Yesterday the rigt-wing mediasphere went bananas over an ambiguous comment from the top James Bond producer seemingly suggesting that maybe, just maybe, at some time in the future, James Bond could get rebooted as a non-binary super spy.
Today some on the fringes of the already fringe-dwelling right wing press are convinced that the Prime Minister of New Zealand wants her constituents to start boning each other silly in groups of up to 25.
As the unintentional humorists of The Gateway Pundit put it:
In case you didn’t get it after reading the headline, Mr. Hoft repeated his main point twice in the brief article itself.
This week the wicked New Zealand Prime Minister announced that the easing of the COVID-19 restrictions will allow for orgies of up to 25 people.

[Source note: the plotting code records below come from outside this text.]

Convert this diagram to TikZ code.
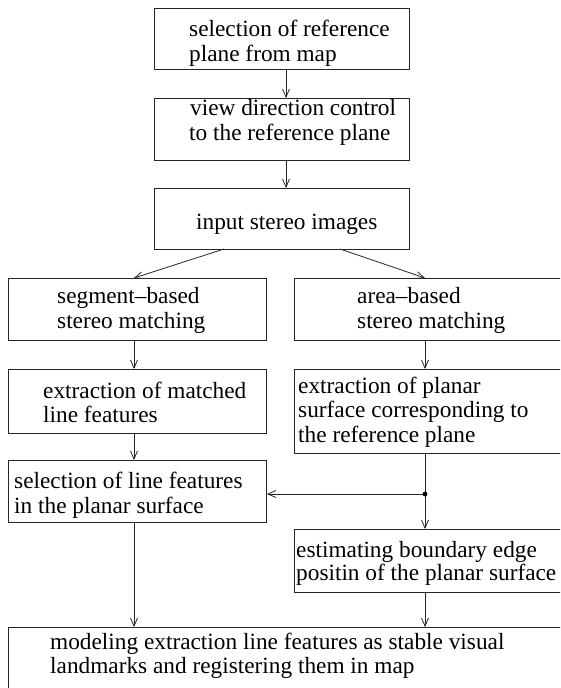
\documentclass[tikz,border=0pt]{standalone}
\usepackage{fontspec}
\setmainfont{Liberation Serif}
\usetikzlibrary{arrows.meta}
\begin{document}
\begin{tikzpicture}[x=1pt,y=-1pt,
  box/.style={draw=black!85, line width=0.9pt, inner sep=0pt, anchor=north west},
  txt/.style={anchor=base west, inner sep=0pt, font=\fontsize{23.3}{25}\selectfont},
  arr/.style={draw=black!85, line width=0.8pt, -{Straight Barb[length=8pt,width=7pt,line width=0.8pt]}},
  ln/.style={draw=black!85, line width=0.8pt}]
\useasboundingbox (0,0) rectangle (560,688);
\clip (0,0) rectangle (560,688);
% boxes
\node[box, minimum width=255pt, minimum height=61pt] (b1) at (154,8) {};
\node[box, minimum width=255pt, minimum height=62pt] (b2) at (154,98) {};
\node[box, minimum width=255pt, minimum height=61pt] (b3) at (154,188) {};
\node[box, minimum width=258pt, minimum height=62pt] (b4) at (8,278) {};
\node[box, minimum width=280pt, minimum height=62pt] (b5) at (294,278) {};
\node[box, minimum width=258pt, minimum height=64pt] (b6) at (8,369) {};
\node[box, minimum width=280pt, minimum height=84pt] (b7) at (294,369) {};
\node[box, minimum width=258pt, minimum height=62pt] (b8) at (8,460) {};
\node[box, minimum width=280pt, minimum height=63pt] (b9) at (294,529) {};
\node[box, minimum width=570pt, minimum height=80pt] (b10) at (8,627) {};
% texts
\node[txt] (t1a) at (189,36) {selection of reference};
\node[txt] (t1b) at (189,61) {plane from map};
\node[txt] (t2a) at (190,115) {view direction control};
\node[txt] (t2b) at (189,140) {to the reference plane};
\node[txt] (t3a) at (196,229) {input stereo images};
\node[txt] (t4a) at (57,303) {segment{\textendash}based};
\node[txt] (t4b) at (57,328) {stereo matching};
\node[txt] (t5a) at (357,303) {area{\textendash}based};
\node[txt] (t5b) at (357,328) {stereo matching};
\node[txt] (t6a) at (43,398) {extraction of matched};
\node[txt] (t6b) at (43,422) {line features};
\node[txt] (t7a) at (298,393) {extraction of planar};
\node[txt] (t7b) at (298,417) {surface corresponding to};
\node[txt] (t7c) at (298,442) {the reference plane};
\node[txt] (t8a) at (14,488) {selection of line features};
\node[txt] (t8b) at (14,513) {in the planar surface};
\node[txt] (t9a) at (296,557) {estimating boundary edge};
\node[txt] (t9b) at (296,580) {positin of the planar surface};
\node[txt] (t10a) at (50,649) {modeling extraction line features as stable visual};
\node[txt] (t10b) at (50,673) {landmarks and registering them in map};
% connector columns
\coordinate (cx) at (286,0);
\coordinate (lx) at (134,0);
\coordinate (rx) at (425,0);
\coordinate (s3l) at (224,249);
\coordinate (s3r) at (340,249);
\coordinate (e4) at (134,278);
\coordinate (e5) at (425,278);
\coordinate (dot) at (425,494);
% connectors
\draw[arr] (b1.south -| cx) -- (b2.north -| cx);
\draw[arr] (b2.south -| cx) -- (b3.north -| cx);
\draw[arr] (s3l) -- (e4);
\draw[arr] (s3r) -- (e5);
\draw[arr] (b4.south -| lx) -- (b6.north -| lx);
\draw[arr] (b5.south -| rx) -- (b7.north -| rx);
\draw[arr] (b6.south -| lx) -- (b8.north -| lx);
\draw[ln] (b7.south -| rx) -- (dot);
\draw[arr] (dot) -- (b9.north -| rx);
\draw[arr] (dot) -- (dot -| b8.east);
\fill[black] (dot) circle (2.4pt);
\draw[arr] (b8.south -| lx) -- (b10.north -| lx);
\draw[arr] (b9.south -| rx) -- (b10.north -| rx);
\end{tikzpicture}
\end{document}
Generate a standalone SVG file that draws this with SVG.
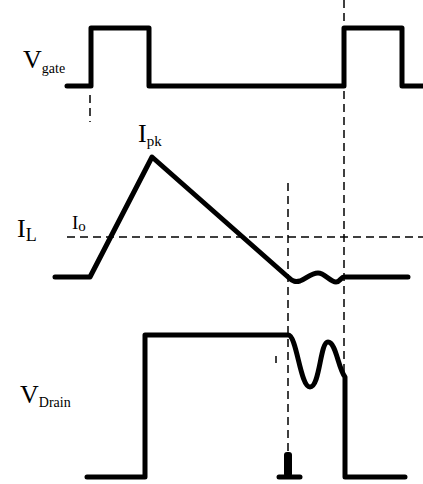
<svg xmlns="http://www.w3.org/2000/svg" width="423" height="484" viewBox="0 0 423 484">
<style>
.w{fill:none;stroke:#000;stroke-width:5;stroke-linejoin:round;stroke-linecap:round}
.d{fill:none;stroke:#000;stroke-width:1.5;stroke-dasharray:8,5}
.t{font-family:"Liberation Serif","Times New Roman",serif;fill:#000}
</style>
<rect width="423" height="484" fill="#fff"/>
<g id="connectors">
<line class="d" x1="90" y1="95" x2="90" y2="122"/>
<line class="d" x1="344" y1="0" x2="344" y2="374"/>
<line class="d" x1="288" y1="183" x2="288" y2="455"/>
<line class="d" x1="67" y1="237" x2="423" y2="237"/>
<line x1="276" y1="356" x2="276" y2="363" stroke="#000" stroke-width="1.5"/>
</g>
<g id="vgate">
<path class="w" d="M67,86 H91 V28 H149 V86 H344 V28 H402 V86 H425"/>
<text class="t" x="23" y="68" font-size="26">V<tspan font-size="14" dy="5">gate</tspan></text>
</g>
<g id="il">
<path class="w" d="M55,277 H90 L152,157 L288,277 C293,282 296,282 300,281 C306,279 311,273 318,273 C325,273 330,282 336,282 C340,282 341,277 344,277 H408"/>
<text class="t" x="138" y="142" font-size="26">I<tspan font-size="15" dy="4">pk</tspan></text>
<text class="t" x="72" y="229" font-size="19">I<tspan font-size="15" dy="2">o</tspan></text>
<text class="t" x="17" y="237" font-size="26">I<tspan font-size="18" dy="4">L</tspan></text>
</g>
<g id="vdrain">
<path class="w" d="M87,477 H145 V335 H288 C297,335 300,387 310,387 C320,387 320,342 328,342 C336,342 338,368 345,377 V477 H405"/>
<path class="w" d="M279,477 H300"/>
<rect x="284" y="452" width="8" height="25" rx="3" fill="#000"/>
<text class="t" x="20" y="403" font-size="26">V<tspan font-size="14" dy="4">Drain</tspan></text>
</g>
</svg>
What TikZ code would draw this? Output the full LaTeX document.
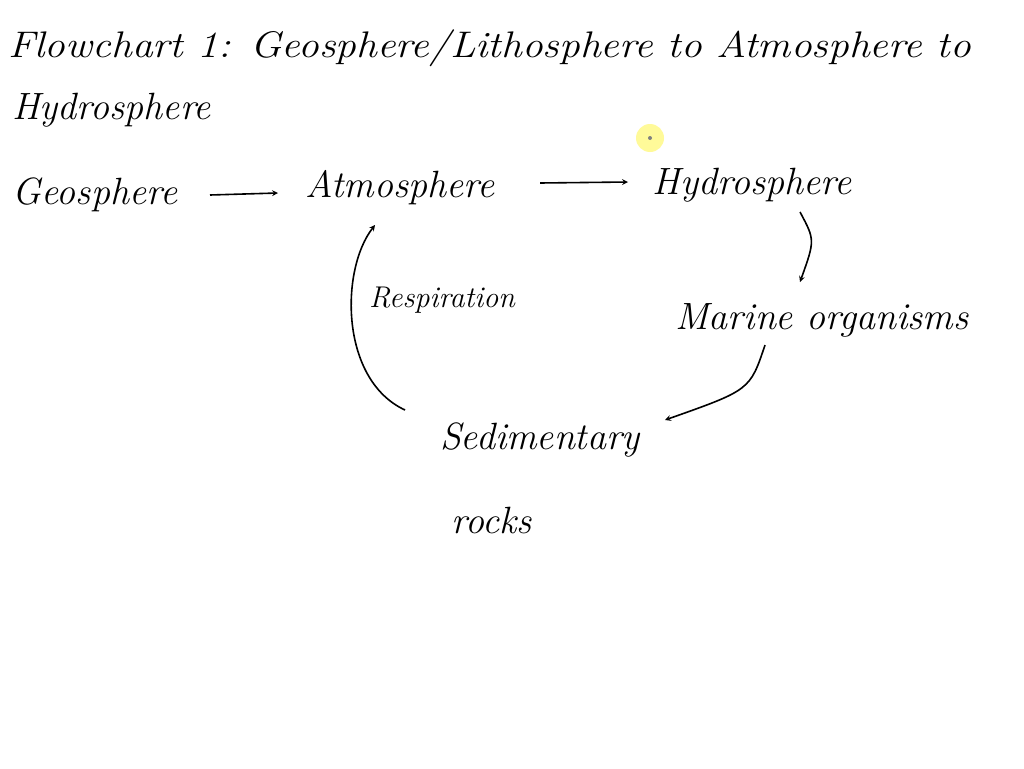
\documentclass[tikz,border=0pt]{standalone}
\begin{document}
\begin{tikzpicture}[x=1pt,y=-1pt,
  hw/.style={font=\fontsize{38}{42}\selectfont\itshape, inner sep=0pt},
  arr/.style={->, line width=1.6pt, >=stealth}]
\useasboundingbox[fill=white] (0,0) rectangle (1024,768);
\fill[yellow!40] (650,138) circle (14);
\fill[gray] (650,138) circle (2);
\node[hw, anchor=west, font=\fontsize{37}{42}\selectfont\itshape] (t1) at (8,48) {\scalebox{1.12}[1]{Flowchart 1: Geosphere/Lithosphere to Atmosphere to}};
\node[hw, anchor=west] (t2) at (12,110) {Hydrosphere};
\node[hw] (geo) at (95,195) {Geosphere};
\node[hw] (atm) at (400,188) {Atmosphere};
\node[hw] (hyd) at (752,185) {Hydrosphere};
\node[hw] (mar) at (822,320) {Marine organisms};
\node[hw] (sed) at (540,440) {Sedimentary};
\node[hw] (roc) at (492,520) {rocks};
\node[hw, font=\fontsize{30}{34}\selectfont\itshape] (resp) at (442,300) {Respiration};
\coordinate (g1) at (210,195); \coordinate (g2) at (278,193);
\draw[arr] (g1) -- (g2);
\coordinate (a1) at (540,183); \coordinate (a2) at (628,182);
\draw[arr] (a1) -- (a2);
\coordinate (h1) at (800,212);
\draw[arr] (h1) .. controls (815,240) .. (800,282);
\coordinate (m1) at (765,345);
\coordinate (s1) at (665,420);
\draw[arr] (m1) .. controls (750,390) .. (s1);
\coordinate (r1) at (405,410);
\coordinate (r2) at (375,225);
\draw[arr] (r1) .. controls (340,380) and (340,270) .. (r2);
\end{tikzpicture}
\end{document}
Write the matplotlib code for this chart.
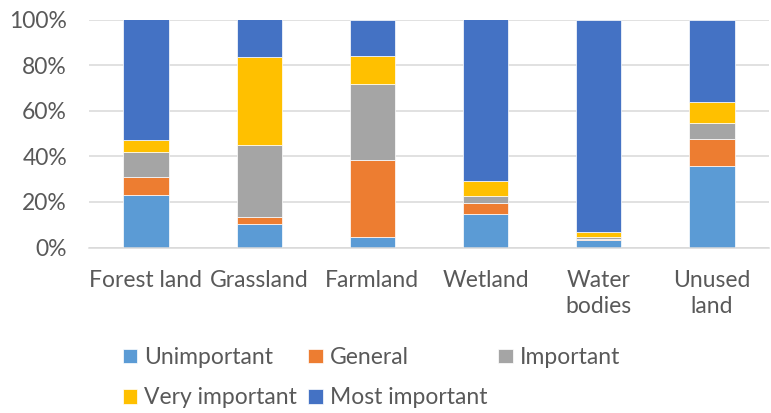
import matplotlib
matplotlib.use("Agg")
import matplotlib.pyplot as plt
import numpy as np

categories = ["Forest land", "Grassland", "Farmland", "Wetland", "Water\nbodies", "Unused\nland"]
series_names = ["Unimportant", "General", "Important", "Very important", "Most important"]
unimportant = [22.9, 10.5, 4.7, 14.9, 3.2, 35.9]
general = [8.2, 2.9, 33.8, 4.4, 0.6, 11.7]
important = [10.8, 31.7, 33.3, 3.5, 0.9, 7.0]
very_important = [5.4, 38.3, 12.4, 6.3, 2.2, 9.0]
most_important = [52.7, 16.6, 15.8, 70.9, 93.1, 36.4]
colors = ["#5B9BD5", "#ED7D31", "#A5A5A5", "#FFC000", "#4472C4"]
yticks = [0, 20, 40, 60, 80, 100]

plt.rcParams['font.family'] = ['Lato', 'DejaVu Sans']
text_color = "#595959"
fs = 16.5

fig = plt.figure(figsize=(7.71, 4.13), dpi=100)
ax = fig.add_axes([89.3/771, 1-247.5/413, (768.7-89.3)/771, (247.5-19.5)/413])

data = [unimportant, general, important, very_important, most_important]
x = np.arange(len(categories))
bottom = np.zeros(len(categories))
handles = []
for name, vals, c in zip(series_names, data, colors):
    h = ax.bar(x, vals, width=0.40, bottom=bottom, color=c, label=name,
               edgecolor="white", linewidth=0.5, zorder=3)
    handles.append(h)
    bottom += np.array(vals)

ax.set_xlim(-0.5, len(categories) - 0.5)
ax.set_ylim(0, 100)
ax.set_yticks(yticks)
ax.set_yticklabels([f"{v}%" for v in yticks])
ax.set_xticks(x)
ax.set_xticklabels(categories)
ax.yaxis.grid(True, color="#D9D9D9", linewidth=1.1, zorder=0)
ax.set_axisbelow(True)
for s in ["top", "right", "left"]:
    ax.spines[s].set_visible(False)
ax.spines["bottom"].set_color("#D9D9D9")
ax.spines["bottom"].set_linewidth(1.1)
ax.spines["bottom"].set_zorder(4)
ax.tick_params(axis="both", length=0, labelsize=fs, colors=text_color)
ax.tick_params(axis="y", pad=16)
ax.tick_params(axis="x", pad=16)
for lbl in ax.get_xticklabels():
    lbl.set_linespacing(1.3)

order = [0, 3, 1, 4, 2]
leg = fig.legend([handles[i] for i in order], [series_names[i] for i in order],
                 ncol=3, loc="upper left", bbox_to_anchor=(123/771, 1-347/413),
                 frameon=False, fontsize=fs, handlelength=0.62, handleheight=0.62,
                 handletextpad=0.3, columnspacing=0.5, labelspacing=0.85,
                 borderaxespad=0, borderpad=0)
for t in leg.get_texts():
    t.set_color(text_color)

fig.savefig("out.png", dpi=100)
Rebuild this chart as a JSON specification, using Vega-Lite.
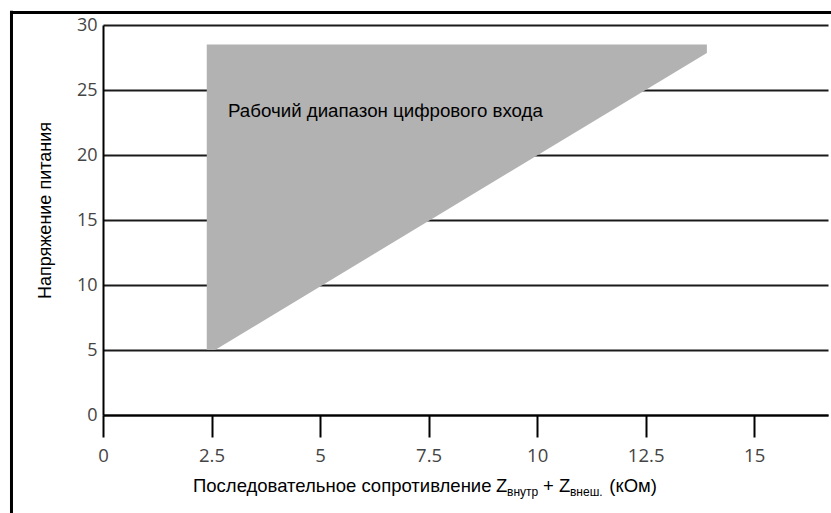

Ardern giggled as she spoke about the resumption of New Zealand orgies.
Emphasis definitely his.
Similar stories ran on such reputable news outlets as World Net Daily, Breitbart and Alex Jones’ Infowars.
The story took off after someone who is not actually a right-wing ideologue posted a jokey Tweet.
As you can see in the brief video clip above, PM Jacinda Ardern, who was talking about lifting some of the country’s COVID restrictions, did say that Tinder assignations were starting up again. And then she said something about “up to 25” people in the “red area,” making a reference to New Zealand’s traffic-light-inspired categories for dangerous and less dangerous areas.
Or it could be that these “red areas” are parts of the body that can get sore after fucking, say, 24 of your best friends for 12 hours. Be careful, folks! Be safe, and remember to use lube whenever and wherever you might need it, and maybe we can keep those red areas from getting too red.